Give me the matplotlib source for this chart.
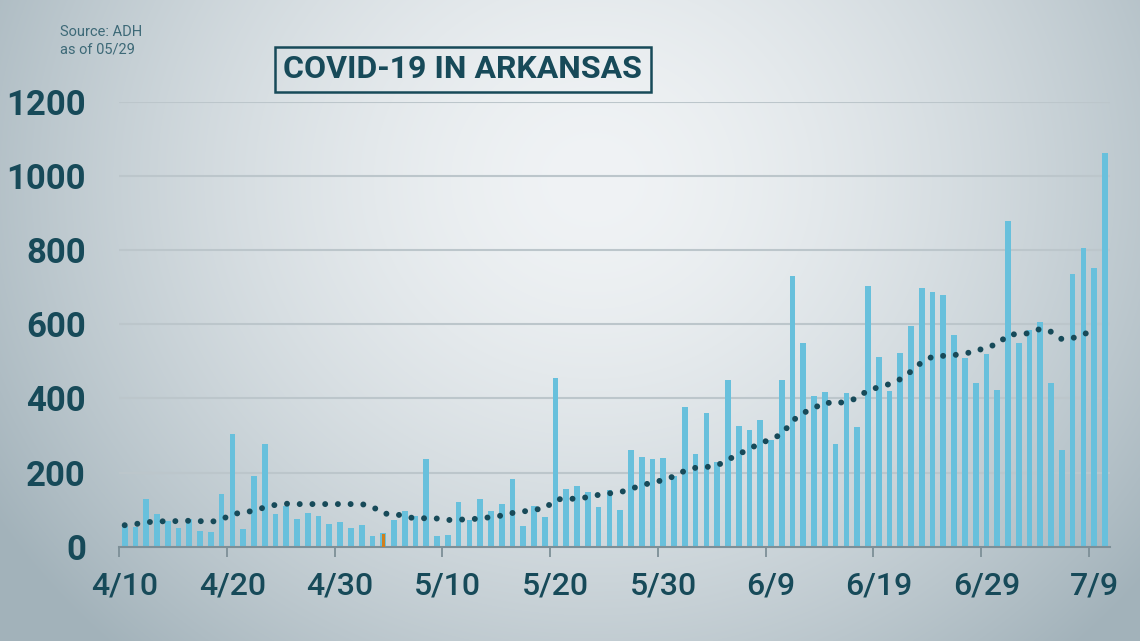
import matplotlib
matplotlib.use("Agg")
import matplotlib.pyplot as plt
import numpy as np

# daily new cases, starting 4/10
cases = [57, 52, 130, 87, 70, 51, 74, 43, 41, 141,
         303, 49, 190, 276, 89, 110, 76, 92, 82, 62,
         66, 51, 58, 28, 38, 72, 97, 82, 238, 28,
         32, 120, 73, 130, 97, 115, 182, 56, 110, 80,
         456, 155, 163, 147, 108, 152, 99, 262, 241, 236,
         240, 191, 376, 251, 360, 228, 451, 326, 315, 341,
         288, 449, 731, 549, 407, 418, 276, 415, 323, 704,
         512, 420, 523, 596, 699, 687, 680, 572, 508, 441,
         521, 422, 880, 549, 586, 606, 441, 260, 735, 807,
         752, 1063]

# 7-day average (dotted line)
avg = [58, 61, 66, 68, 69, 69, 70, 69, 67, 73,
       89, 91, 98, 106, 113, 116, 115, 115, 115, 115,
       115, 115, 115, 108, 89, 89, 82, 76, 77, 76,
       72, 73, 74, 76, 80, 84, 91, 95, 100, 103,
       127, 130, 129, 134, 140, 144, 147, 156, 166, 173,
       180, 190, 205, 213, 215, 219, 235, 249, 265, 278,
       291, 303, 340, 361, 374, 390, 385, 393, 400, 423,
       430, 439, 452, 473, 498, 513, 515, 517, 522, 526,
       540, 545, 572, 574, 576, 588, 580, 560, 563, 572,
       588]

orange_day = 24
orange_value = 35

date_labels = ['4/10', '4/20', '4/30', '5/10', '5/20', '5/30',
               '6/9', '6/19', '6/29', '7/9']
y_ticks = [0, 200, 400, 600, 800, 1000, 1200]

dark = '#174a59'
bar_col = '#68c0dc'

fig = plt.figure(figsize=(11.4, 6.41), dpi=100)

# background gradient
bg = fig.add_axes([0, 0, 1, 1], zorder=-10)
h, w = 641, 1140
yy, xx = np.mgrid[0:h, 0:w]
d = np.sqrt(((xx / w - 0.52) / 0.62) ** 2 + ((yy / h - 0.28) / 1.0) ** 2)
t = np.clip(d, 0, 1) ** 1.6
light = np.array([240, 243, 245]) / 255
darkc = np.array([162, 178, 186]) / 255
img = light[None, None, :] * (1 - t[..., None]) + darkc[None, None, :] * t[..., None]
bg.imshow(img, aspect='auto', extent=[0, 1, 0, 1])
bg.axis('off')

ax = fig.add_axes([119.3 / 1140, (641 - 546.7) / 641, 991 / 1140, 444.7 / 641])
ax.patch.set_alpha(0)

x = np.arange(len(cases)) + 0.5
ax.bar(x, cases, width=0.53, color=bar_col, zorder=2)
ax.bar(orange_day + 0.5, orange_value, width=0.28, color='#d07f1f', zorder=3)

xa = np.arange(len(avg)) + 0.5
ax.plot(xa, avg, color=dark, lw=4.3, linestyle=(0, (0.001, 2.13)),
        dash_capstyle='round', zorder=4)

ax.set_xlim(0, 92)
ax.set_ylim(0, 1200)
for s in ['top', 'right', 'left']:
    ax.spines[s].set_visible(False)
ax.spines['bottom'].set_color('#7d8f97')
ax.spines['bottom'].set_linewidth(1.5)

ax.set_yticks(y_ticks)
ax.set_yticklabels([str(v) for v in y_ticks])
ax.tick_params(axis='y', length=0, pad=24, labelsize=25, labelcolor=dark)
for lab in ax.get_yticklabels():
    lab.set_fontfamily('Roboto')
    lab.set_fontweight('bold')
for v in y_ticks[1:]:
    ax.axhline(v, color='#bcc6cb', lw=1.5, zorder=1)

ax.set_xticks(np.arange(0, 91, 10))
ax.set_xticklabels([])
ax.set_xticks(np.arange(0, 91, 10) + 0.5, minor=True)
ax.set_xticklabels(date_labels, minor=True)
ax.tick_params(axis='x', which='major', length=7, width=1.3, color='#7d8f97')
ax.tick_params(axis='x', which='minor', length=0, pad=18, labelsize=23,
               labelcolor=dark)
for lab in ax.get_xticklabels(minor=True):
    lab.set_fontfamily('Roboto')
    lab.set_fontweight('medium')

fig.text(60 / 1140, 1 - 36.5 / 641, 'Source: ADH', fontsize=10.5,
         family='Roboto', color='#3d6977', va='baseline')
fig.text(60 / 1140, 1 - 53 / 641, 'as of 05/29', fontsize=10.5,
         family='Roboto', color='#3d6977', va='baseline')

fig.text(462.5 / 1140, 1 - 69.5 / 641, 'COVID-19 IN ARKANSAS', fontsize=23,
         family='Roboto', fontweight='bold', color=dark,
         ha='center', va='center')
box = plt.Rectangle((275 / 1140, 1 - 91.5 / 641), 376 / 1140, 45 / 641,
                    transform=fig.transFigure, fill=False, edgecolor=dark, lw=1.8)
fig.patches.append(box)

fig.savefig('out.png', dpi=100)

TASK INSTRUCTIONS:
Pull every line containing the word "matplotlib" out of the material and copy it.

EXERCISE ANSWER:
Give me the matplotlib source for this chart.
import matplotlib
matplotlib.use("Agg")
import matplotlib.pyplot as plt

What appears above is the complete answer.